--- STORED DATA ---

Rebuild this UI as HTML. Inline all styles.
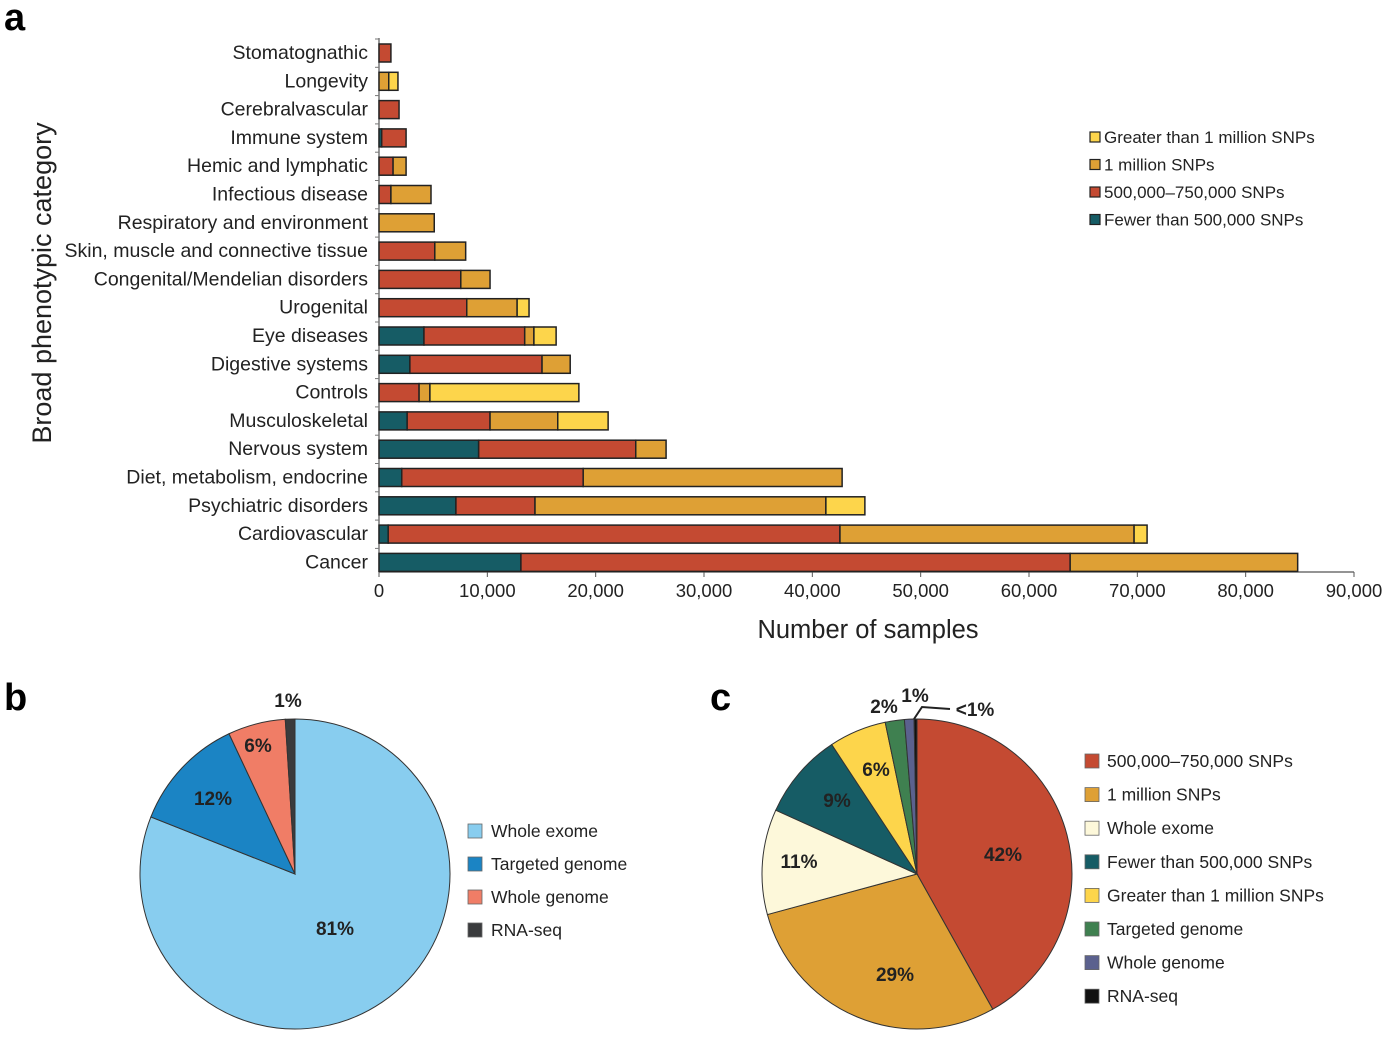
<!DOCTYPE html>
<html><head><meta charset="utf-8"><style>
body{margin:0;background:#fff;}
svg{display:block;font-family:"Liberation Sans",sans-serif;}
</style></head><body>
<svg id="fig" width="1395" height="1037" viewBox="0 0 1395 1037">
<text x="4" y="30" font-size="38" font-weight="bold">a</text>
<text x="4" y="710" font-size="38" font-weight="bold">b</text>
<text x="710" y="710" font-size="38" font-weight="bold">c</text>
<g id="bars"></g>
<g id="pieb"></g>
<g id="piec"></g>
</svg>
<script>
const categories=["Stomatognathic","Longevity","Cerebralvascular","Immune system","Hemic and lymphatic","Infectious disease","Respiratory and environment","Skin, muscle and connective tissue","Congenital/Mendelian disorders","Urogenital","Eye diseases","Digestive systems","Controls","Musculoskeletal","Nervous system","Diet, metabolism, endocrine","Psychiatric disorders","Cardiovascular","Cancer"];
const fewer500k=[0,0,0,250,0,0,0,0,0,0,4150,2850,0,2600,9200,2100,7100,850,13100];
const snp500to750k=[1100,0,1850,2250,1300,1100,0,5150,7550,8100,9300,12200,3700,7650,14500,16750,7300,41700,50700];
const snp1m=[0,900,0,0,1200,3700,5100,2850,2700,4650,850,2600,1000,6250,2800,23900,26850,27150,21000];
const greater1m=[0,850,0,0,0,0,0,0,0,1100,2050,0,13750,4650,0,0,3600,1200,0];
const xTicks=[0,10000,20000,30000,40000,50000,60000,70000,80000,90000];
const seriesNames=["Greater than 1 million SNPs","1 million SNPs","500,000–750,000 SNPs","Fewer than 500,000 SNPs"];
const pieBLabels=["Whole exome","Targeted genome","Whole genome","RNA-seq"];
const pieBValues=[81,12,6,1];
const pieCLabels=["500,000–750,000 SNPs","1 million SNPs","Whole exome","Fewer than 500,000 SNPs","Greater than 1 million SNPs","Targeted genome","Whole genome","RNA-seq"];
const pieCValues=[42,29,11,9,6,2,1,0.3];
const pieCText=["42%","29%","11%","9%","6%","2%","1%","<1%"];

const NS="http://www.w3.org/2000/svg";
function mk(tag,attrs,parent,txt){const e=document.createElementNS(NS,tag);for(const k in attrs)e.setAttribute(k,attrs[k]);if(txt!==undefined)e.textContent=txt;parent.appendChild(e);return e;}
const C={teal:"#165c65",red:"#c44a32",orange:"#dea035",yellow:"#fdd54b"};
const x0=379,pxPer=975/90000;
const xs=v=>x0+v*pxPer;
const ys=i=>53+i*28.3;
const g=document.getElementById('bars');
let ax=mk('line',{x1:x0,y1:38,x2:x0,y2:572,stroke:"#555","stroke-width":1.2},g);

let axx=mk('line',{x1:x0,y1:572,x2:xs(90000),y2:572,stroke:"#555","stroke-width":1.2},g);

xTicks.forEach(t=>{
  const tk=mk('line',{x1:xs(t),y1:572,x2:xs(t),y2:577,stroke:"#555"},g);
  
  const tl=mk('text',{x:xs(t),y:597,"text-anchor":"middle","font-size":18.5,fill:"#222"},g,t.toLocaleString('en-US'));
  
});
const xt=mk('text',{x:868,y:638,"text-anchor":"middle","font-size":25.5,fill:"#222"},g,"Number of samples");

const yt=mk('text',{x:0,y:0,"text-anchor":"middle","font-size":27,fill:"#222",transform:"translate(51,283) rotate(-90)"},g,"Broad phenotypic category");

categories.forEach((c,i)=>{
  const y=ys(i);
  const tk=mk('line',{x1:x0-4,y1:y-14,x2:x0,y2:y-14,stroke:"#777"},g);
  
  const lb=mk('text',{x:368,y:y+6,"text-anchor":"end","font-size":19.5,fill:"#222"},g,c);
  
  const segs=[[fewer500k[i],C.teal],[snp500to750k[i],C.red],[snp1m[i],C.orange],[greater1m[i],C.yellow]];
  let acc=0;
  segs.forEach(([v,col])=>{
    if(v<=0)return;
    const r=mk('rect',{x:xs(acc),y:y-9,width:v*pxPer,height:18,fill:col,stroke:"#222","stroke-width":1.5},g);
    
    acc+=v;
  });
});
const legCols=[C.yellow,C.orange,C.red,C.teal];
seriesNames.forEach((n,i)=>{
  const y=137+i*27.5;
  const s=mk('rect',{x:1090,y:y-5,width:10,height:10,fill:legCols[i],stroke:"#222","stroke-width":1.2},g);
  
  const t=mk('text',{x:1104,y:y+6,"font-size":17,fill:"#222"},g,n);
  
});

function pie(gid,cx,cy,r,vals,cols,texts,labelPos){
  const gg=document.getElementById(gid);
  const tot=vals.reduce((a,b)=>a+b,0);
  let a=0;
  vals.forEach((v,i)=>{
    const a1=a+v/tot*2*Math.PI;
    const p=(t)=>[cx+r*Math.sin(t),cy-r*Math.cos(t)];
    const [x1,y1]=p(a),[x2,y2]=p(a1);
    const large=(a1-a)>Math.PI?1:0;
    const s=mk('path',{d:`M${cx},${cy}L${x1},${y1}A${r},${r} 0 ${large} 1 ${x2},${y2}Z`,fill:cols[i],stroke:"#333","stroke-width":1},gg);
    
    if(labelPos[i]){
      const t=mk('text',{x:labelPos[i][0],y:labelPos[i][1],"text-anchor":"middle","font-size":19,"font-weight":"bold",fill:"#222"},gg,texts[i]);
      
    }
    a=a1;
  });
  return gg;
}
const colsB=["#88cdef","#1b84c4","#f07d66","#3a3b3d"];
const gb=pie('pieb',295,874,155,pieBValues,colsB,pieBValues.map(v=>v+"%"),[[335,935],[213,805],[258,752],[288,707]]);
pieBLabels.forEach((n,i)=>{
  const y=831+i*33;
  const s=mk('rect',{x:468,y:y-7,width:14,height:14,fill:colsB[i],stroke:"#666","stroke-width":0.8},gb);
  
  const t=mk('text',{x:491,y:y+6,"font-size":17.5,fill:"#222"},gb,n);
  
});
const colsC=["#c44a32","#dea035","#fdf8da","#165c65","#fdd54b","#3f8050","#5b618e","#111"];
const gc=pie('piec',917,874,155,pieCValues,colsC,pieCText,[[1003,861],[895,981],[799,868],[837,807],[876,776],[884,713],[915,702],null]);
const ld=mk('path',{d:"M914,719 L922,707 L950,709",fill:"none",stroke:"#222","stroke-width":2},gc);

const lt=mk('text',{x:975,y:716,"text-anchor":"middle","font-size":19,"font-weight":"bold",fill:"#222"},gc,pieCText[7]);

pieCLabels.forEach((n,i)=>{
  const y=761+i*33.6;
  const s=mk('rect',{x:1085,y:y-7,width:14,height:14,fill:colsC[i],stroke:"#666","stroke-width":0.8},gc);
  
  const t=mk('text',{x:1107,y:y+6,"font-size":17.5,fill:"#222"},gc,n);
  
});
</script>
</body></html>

---

GIVEN INSTRUCTION – Repeat the material exactly as it reads, without any of its pictures.

SOLUTION FOR THIS TASK –
Rebuild this UI as HTML. Inline all styles.
<!DOCTYPE html>
<html><head><meta charset="utf-8"><style>
body{margin:0;background:#fff;}
svg{display:block;font-family:"Liberation Sans",sans-serif;}
</style></head><body>
<svg id="fig" width="1395" height="1037" viewBox="0 0 1395 1037">
<text x="4" y="30" font-size="38" font-weight="bold">a</text>
<text x="4" y="710" font-size="38" font-weight="bold">b</text>
<text x="710" y="710" font-size="38" font-weight="bold">c</text>
<g id="bars"></g>
<g id="pieb"></g>
<g id="piec"></g>
</svg>
<script>
const categories=["Stomatognathic","Longevity","Cerebralvascular","Immune system","Hemic and lymphatic","Infectious disease","Respiratory and environment","Skin, muscle and connective tissue","Congenital/Mendelian disorders","Urogenital","Eye diseases","Digestive systems","Controls","Musculoskeletal","Nervous system","Diet, metabolism, endocrine","Psychiatric disorders","Cardiovascular","Cancer"];
const fewer500k=[0,0,0,250,0,0,0,0,0,0,4150,2850,0,2600,9200,2100,7100,850,13100];
const snp500to750k=[1100,0,1850,2250,1300,1100,0,5150,7550,8100,9300,12200,3700,7650,14500,16750,7300,41700,50700];
const snp1m=[0,900,0,0,1200,3700,5100,2850,2700,4650,850,2600,1000,6250,2800,23900,26850,27150,21000];
const greater1m=[0,850,0,0,0,0,0,0,0,1100,2050,0,13750,4650,0,0,3600,1200,0];
const xTicks=[0,10000,20000,30000,40000,50000,60000,70000,80000,90000];
const seriesNames=["Greater than 1 million SNPs","1 million SNPs","500,000–750,000 SNPs","Fewer than 500,000 SNPs"];
const pieBLabels=["Whole exome","Targeted genome","Whole genome","RNA-seq"];
const pieBValues=[81,12,6,1];
const pieCLabels=["500,000–750,000 SNPs","1 million SNPs","Whole exome","Fewer than 500,000 SNPs","Greater than 1 million SNPs","Targeted genome","Whole genome","RNA-seq"];
const pieCValues=[42,29,11,9,6,2,1,0.3];
const pieCText=["42%","29%","11%","9%","6%","2%","1%","<1%"];

const NS="http://www.w3.org/2000/svg";
function mk(tag,attrs,parent,txt){const e=document.createElementNS(NS,tag);for(const k in attrs)e.setAttribute(k,attrs[k]);if(txt!==undefined)e.textContent=txt;parent.appendChild(e);return e;}
const C={teal:"#165c65",red:"#c44a32",orange:"#dea035",yellow:"#fdd54b"};
const x0=379,pxPer=975/90000;
const xs=v=>x0+v*pxPer;
const ys=i=>53+i*28.3;
const g=document.getElementById('bars');
let ax=mk('line',{x1:x0,y1:38,x2:x0,y2:572,stroke:"#555","stroke-width":1.2},g);

let axx=mk('line',{x1:x0,y1:572,x2:xs(90000),y2:572,stroke:"#555","stroke-width":1.2},g);

xTicks.forEach(t=>{
  const tk=mk('line',{x1:xs(t),y1:572,x2:xs(t),y2:577,stroke:"#555"},g);
  
  const tl=mk('text',{x:xs(t),y:597,"text-anchor":"middle","font-size":18.5,fill:"#222"},g,t.toLocaleString('en-US'));
  
});
const xt=mk('text',{x:868,y:638,"text-anchor":"middle","font-size":25.5,fill:"#222"},g,"Number of samples");

const yt=mk('text',{x:0,y:0,"text-anchor":"middle","font-size":27,fill:"#222",transform:"translate(51,283) rotate(-90)"},g,"Broad phenotypic category");

categories.forEach((c,i)=>{
  const y=ys(i);
  const tk=mk('line',{x1:x0-4,y1:y-14,x2:x0,y2:y-14,stroke:"#777"},g);
  
  const lb=mk('text',{x:368,y:y+6,"text-anchor":"end","font-size":19.5,fill:"#222"},g,c);
  
  const segs=[[fewer500k[i],C.teal],[snp500to750k[i],C.red],[snp1m[i],C.orange],[greater1m[i],C.yellow]];
  let acc=0;
  segs.forEach(([v,col])=>{
    if(v<=0)return;
    const r=mk('rect',{x:xs(acc),y:y-9,width:v*pxPer,height:18,fill:col,stroke:"#222","stroke-width":1.5},g);
    
    acc+=v;
  });
});
const legCols=[C.yellow,C.orange,C.red,C.teal];
seriesNames.forEach((n,i)=>{
  const y=137+i*27.5;
  const s=mk('rect',{x:1090,y:y-5,width:10,height:10,fill:legCols[i],stroke:"#222","stroke-width":1.2},g);
  
  const t=mk('text',{x:1104,y:y+6,"font-size":17,fill:"#222"},g,n);
  
});

function pie(gid,cx,cy,r,vals,cols,texts,labelPos){
  const gg=document.getElementById(gid);
  const tot=vals.reduce((a,b)=>a+b,0);
  let a=0;
  vals.forEach((v,i)=>{
    const a1=a+v/tot*2*Math.PI;
    const p=(t)=>[cx+r*Math.sin(t),cy-r*Math.cos(t)];
    const [x1,y1]=p(a),[x2,y2]=p(a1);
    const large=(a1-a)>Math.PI?1:0;
    const s=mk('path',{d:`M${cx},${cy}L${x1},${y1}A${r},${r} 0 ${large} 1 ${x2},${y2}Z`,fill:cols[i],stroke:"#333","stroke-width":1},gg);
    
    if(labelPos[i]){
      const t=mk('text',{x:labelPos[i][0],y:labelPos[i][1],"text-anchor":"middle","font-size":19,"font-weight":"bold",fill:"#222"},gg,texts[i]);
      
    }
    a=a1;
  });
  return gg;
}
const colsB=["#88cdef","#1b84c4","#f07d66","#3a3b3d"];
const gb=pie('pieb',295,874,155,pieBValues,colsB,pieBValues.map(v=>v+"%"),[[335,935],[213,805],[258,752],[288,707]]);
pieBLabels.forEach((n,i)=>{
  const y=831+i*33;
  const s=mk('rect',{x:468,y:y-7,width:14,height:14,fill:colsB[i],stroke:"#666","stroke-width":0.8},gb);
  
  const t=mk('text',{x:491,y:y+6,"font-size":17.5,fill:"#222"},gb,n);
  
});
const colsC=["#c44a32","#dea035","#fdf8da","#165c65","#fdd54b","#3f8050","#5b618e","#111"];
const gc=pie('piec',917,874,155,pieCValues,colsC,pieCText,[[1003,861],[895,981],[799,868],[837,807],[876,776],[884,713],[915,702],null]);
const ld=mk('path',{d:"M914,719 L922,707 L950,709",fill:"none",stroke:"#222","stroke-width":2},gc);

const lt=mk('text',{x:975,y:716,"text-anchor":"middle","font-size":19,"font-weight":"bold",fill:"#222"},gc,pieCText[7]);

pieCLabels.forEach((n,i)=>{
  const y=761+i*33.6;
  const s=mk('rect',{x:1085,y:y-7,width:14,height:14,fill:colsC[i],stroke:"#666","stroke-width":0.8},gc);
  
  const t=mk('text',{x:1107,y:y+6,"font-size":17.5,fill:"#222"},gc,n);
  
});
</script>
</body></html>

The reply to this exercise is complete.